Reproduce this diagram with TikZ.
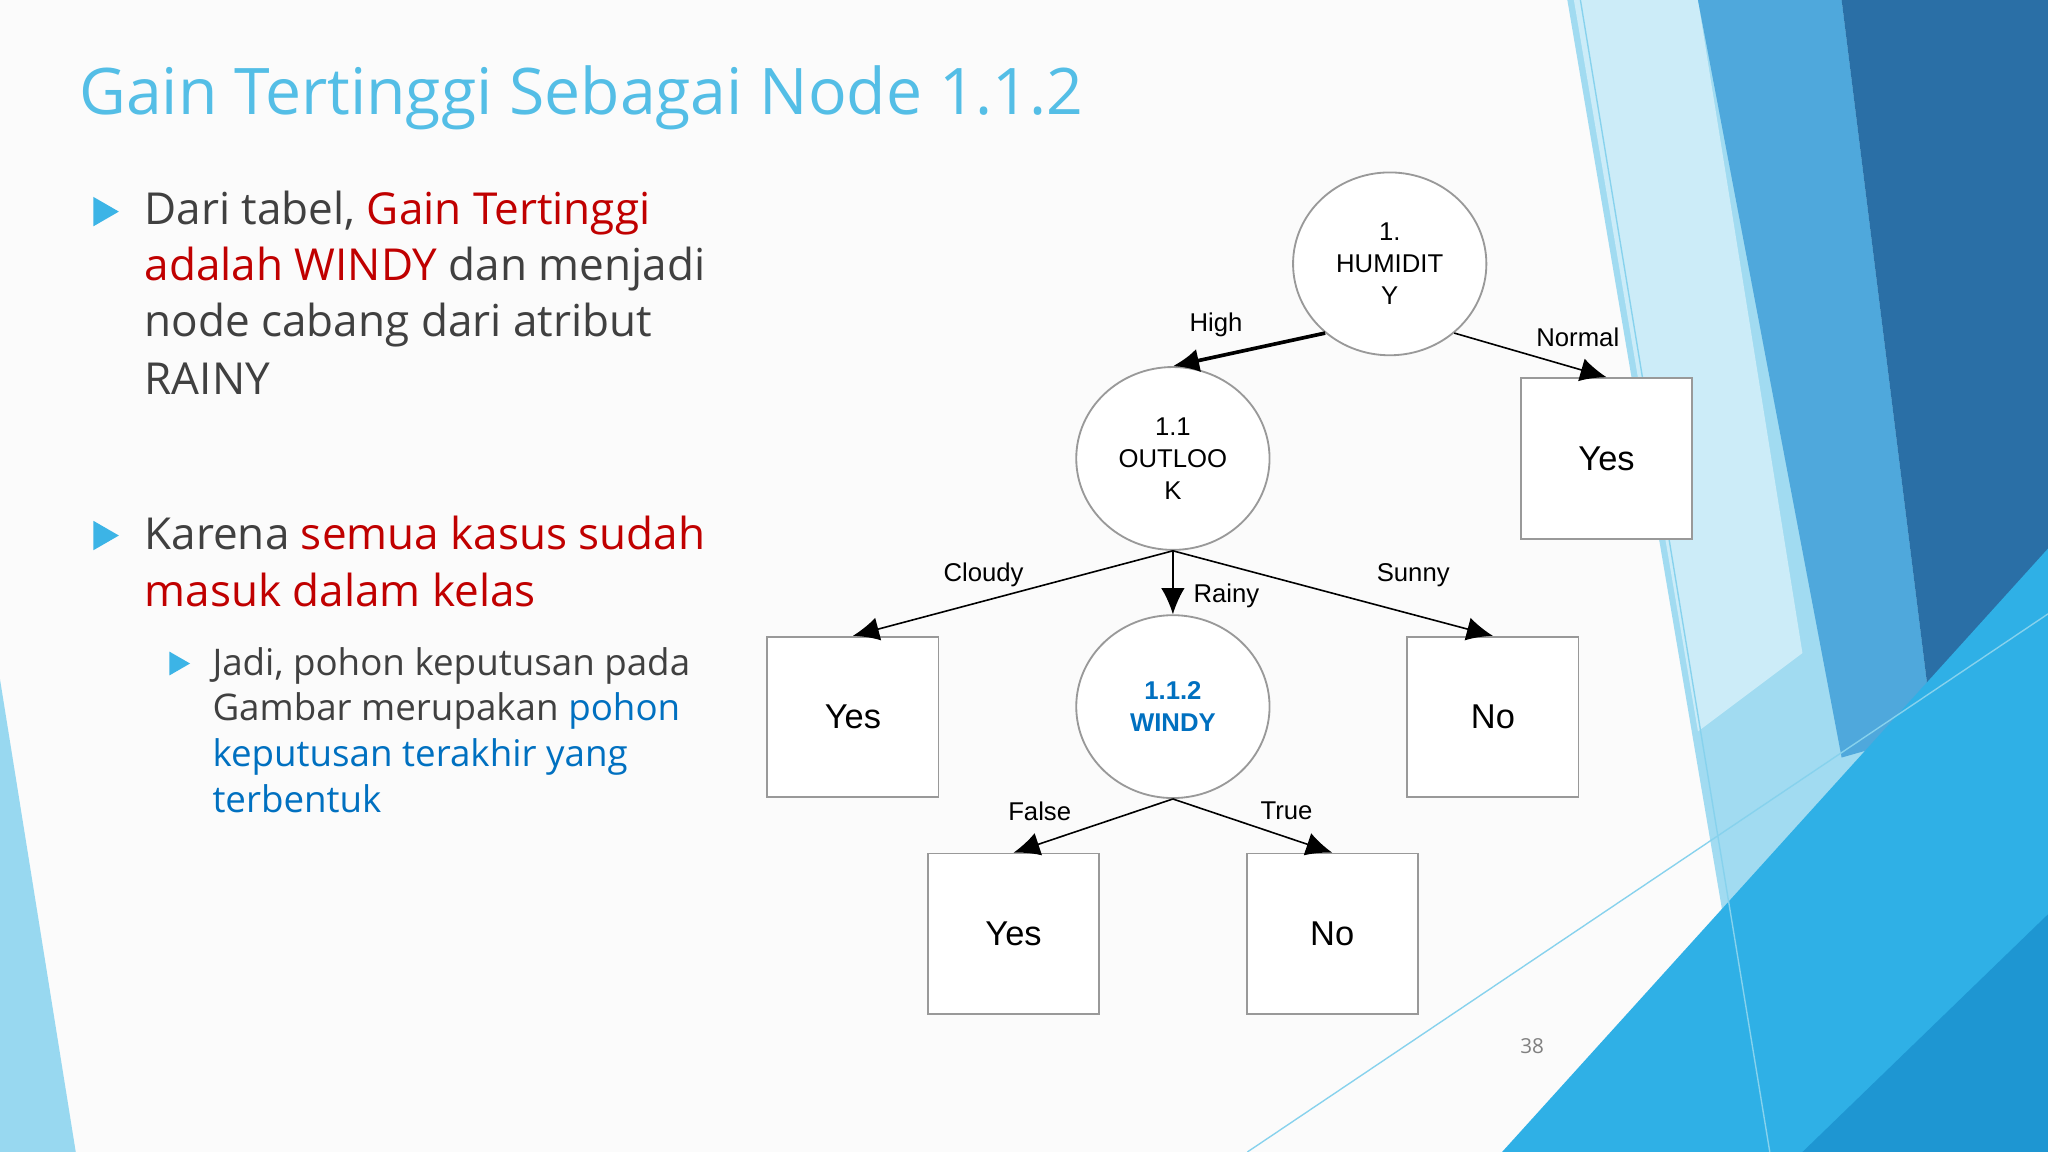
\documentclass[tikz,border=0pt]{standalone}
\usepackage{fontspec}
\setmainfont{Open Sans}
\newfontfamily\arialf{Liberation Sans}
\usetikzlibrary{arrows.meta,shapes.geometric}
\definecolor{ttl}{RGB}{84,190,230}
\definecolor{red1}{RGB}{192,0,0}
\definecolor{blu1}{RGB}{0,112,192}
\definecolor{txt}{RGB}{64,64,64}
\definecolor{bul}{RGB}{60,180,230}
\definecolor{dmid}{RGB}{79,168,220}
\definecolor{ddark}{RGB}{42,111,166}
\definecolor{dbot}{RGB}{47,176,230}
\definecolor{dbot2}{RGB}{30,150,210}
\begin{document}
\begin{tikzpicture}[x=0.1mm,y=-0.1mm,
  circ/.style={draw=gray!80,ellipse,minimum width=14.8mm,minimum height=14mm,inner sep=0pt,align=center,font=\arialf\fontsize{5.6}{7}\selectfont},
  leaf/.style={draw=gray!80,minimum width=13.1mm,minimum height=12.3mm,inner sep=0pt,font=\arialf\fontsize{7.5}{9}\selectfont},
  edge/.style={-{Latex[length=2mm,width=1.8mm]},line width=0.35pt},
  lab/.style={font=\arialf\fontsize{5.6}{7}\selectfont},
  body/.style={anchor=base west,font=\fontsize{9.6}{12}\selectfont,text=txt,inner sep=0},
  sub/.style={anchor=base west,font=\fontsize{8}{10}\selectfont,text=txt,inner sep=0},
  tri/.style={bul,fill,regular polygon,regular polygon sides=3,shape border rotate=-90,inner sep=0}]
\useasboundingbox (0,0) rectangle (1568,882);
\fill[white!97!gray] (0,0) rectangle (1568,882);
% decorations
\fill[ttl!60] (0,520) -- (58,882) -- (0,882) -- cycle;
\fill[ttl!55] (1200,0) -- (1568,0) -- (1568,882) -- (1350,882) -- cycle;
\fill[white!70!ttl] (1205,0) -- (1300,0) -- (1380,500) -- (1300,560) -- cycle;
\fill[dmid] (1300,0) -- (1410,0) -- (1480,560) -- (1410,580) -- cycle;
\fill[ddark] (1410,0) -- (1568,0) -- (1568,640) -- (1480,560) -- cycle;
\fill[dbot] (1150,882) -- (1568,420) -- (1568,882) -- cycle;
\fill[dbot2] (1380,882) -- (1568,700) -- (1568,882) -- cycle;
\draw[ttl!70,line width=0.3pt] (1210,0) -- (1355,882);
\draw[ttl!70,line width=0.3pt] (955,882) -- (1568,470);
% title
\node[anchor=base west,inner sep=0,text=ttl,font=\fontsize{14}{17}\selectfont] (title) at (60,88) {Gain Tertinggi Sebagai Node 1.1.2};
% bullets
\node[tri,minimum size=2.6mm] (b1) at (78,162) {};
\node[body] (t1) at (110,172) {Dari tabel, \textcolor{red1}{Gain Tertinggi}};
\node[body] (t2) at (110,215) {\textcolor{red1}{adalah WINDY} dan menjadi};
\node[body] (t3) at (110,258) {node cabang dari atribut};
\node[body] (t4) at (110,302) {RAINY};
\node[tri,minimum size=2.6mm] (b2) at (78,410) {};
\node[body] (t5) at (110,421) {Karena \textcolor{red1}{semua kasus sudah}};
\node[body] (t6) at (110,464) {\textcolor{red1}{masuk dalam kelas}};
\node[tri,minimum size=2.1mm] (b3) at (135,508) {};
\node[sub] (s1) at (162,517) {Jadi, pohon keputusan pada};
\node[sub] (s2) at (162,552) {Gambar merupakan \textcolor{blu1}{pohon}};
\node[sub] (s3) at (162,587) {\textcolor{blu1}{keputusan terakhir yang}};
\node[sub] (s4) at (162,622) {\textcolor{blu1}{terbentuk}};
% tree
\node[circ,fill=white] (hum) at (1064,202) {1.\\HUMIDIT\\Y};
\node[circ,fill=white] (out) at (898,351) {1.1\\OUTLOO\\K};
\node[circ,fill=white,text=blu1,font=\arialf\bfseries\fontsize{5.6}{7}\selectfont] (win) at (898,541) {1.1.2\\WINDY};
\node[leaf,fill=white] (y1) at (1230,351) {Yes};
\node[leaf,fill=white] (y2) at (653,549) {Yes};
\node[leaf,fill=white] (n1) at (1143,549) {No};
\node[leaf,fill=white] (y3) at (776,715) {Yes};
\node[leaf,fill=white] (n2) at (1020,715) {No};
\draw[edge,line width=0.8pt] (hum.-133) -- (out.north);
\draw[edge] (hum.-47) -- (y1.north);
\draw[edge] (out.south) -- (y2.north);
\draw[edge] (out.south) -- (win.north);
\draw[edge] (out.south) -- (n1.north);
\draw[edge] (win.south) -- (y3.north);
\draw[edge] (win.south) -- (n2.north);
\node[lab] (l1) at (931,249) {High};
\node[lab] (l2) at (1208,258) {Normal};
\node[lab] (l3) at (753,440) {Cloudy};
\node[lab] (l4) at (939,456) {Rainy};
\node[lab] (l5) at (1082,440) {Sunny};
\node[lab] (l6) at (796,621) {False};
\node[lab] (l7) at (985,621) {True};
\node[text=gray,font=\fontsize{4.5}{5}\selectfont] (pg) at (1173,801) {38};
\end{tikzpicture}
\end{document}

***

## TASK OBJECTIVE
With the pictures left out, transcribe the material exactly.

## CORRECT ANSWER
Reproduce this diagram with TikZ.
\documentclass[tikz,border=0pt]{standalone}
\usepackage{fontspec}
\setmainfont{Open Sans}
\newfontfamily\arialf{Liberation Sans}
\usetikzlibrary{arrows.meta,shapes.geometric}
\definecolor{ttl}{RGB}{84,190,230}
\definecolor{red1}{RGB}{192,0,0}
\definecolor{blu1}{RGB}{0,112,192}
\definecolor{txt}{RGB}{64,64,64}
\definecolor{bul}{RGB}{60,180,230}
\definecolor{dmid}{RGB}{79,168,220}
\definecolor{ddark}{RGB}{42,111,166}
\definecolor{dbot}{RGB}{47,176,230}
\definecolor{dbot2}{RGB}{30,150,210}
\begin{document}
\begin{tikzpicture}[x=0.1mm,y=-0.1mm,
  circ/.style={draw=gray!80,ellipse,minimum width=14.8mm,minimum height=14mm,inner sep=0pt,align=center,font=\arialf\fontsize{5.6}{7}\selectfont},
  leaf/.style={draw=gray!80,minimum width=13.1mm,minimum height=12.3mm,inner sep=0pt,font=\arialf\fontsize{7.5}{9}\selectfont},
  edge/.style={-{Latex[length=2mm,width=1.8mm]},line width=0.35pt},
  lab/.style={font=\arialf\fontsize{5.6}{7}\selectfont},
  body/.style={anchor=base west,font=\fontsize{9.6}{12}\selectfont,text=txt,inner sep=0},
  sub/.style={anchor=base west,font=\fontsize{8}{10}\selectfont,text=txt,inner sep=0},
  tri/.style={bul,fill,regular polygon,regular polygon sides=3,shape border rotate=-90,inner sep=0}]
\useasboundingbox (0,0) rectangle (1568,882);
\fill[white!97!gray] (0,0) rectangle (1568,882);
% decorations
\fill[ttl!60] (0,520) -- (58,882) -- (0,882) -- cycle;
\fill[ttl!55] (1200,0) -- (1568,0) -- (1568,882) -- (1350,882) -- cycle;
\fill[white!70!ttl] (1205,0) -- (1300,0) -- (1380,500) -- (1300,560) -- cycle;
\fill[dmid] (1300,0) -- (1410,0) -- (1480,560) -- (1410,580) -- cycle;
\fill[ddark] (1410,0) -- (1568,0) -- (1568,640) -- (1480,560) -- cycle;
\fill[dbot] (1150,882) -- (1568,420) -- (1568,882) -- cycle;
\fill[dbot2] (1380,882) -- (1568,700) -- (1568,882) -- cycle;
\draw[ttl!70,line width=0.3pt] (1210,0) -- (1355,882);
\draw[ttl!70,line width=0.3pt] (955,882) -- (1568,470);
% title
\node[anchor=base west,inner sep=0,text=ttl,font=\fontsize{14}{17}\selectfont] (title) at (60,88) {Gain Tertinggi Sebagai Node 1.1.2};
% bullets
\node[tri,minimum size=2.6mm] (b1) at (78,162) {};
\node[body] (t1) at (110,172) {Dari tabel, \textcolor{red1}{Gain Tertinggi}};
\node[body] (t2) at (110,215) {\textcolor{red1}{adalah WINDY} dan menjadi};
\node[body] (t3) at (110,258) {node cabang dari atribut};
\node[body] (t4) at (110,302) {RAINY};
\node[tri,minimum size=2.6mm] (b2) at (78,410) {};
\node[body] (t5) at (110,421) {Karena \textcolor{red1}{semua kasus sudah}};
\node[body] (t6) at (110,464) {\textcolor{red1}{masuk dalam kelas}};
\node[tri,minimum size=2.1mm] (b3) at (135,508) {};
\node[sub] (s1) at (162,517) {Jadi, pohon keputusan pada};
\node[sub] (s2) at (162,552) {Gambar merupakan \textcolor{blu1}{pohon}};
\node[sub] (s3) at (162,587) {\textcolor{blu1}{keputusan terakhir yang}};
\node[sub] (s4) at (162,622) {\textcolor{blu1}{terbentuk}};
% tree
\node[circ,fill=white] (hum) at (1064,202) {1.\\HUMIDIT\\Y};
\node[circ,fill=white] (out) at (898,351) {1.1\\OUTLOO\\K};
\node[circ,fill=white,text=blu1,font=\arialf\bfseries\fontsize{5.6}{7}\selectfont] (win) at (898,541) {1.1.2\\WINDY};
\node[leaf,fill=white] (y1) at (1230,351) {Yes};
\node[leaf,fill=white] (y2) at (653,549) {Yes};
\node[leaf,fill=white] (n1) at (1143,549) {No};
\node[leaf,fill=white] (y3) at (776,715) {Yes};
\node[leaf,fill=white] (n2) at (1020,715) {No};
\draw[edge,line width=0.8pt] (hum.-133) -- (out.north);
\draw[edge] (hum.-47) -- (y1.north);
\draw[edge] (out.south) -- (y2.north);
\draw[edge] (out.south) -- (win.north);
\draw[edge] (out.south) -- (n1.north);
\draw[edge] (win.south) -- (y3.north);
\draw[edge] (win.south) -- (n2.north);
\node[lab] (l1) at (931,249) {High};
\node[lab] (l2) at (1208,258) {Normal};
\node[lab] (l3) at (753,440) {Cloudy};
\node[lab] (l4) at (939,456) {Rainy};
\node[lab] (l5) at (1082,440) {Sunny};
\node[lab] (l6) at (796,621) {False};
\node[lab] (l7) at (985,621) {True};
\node[text=gray,font=\fontsize{4.5}{5}\selectfont] (pg) at (1173,801) {38};
\end{tikzpicture}
\end{document}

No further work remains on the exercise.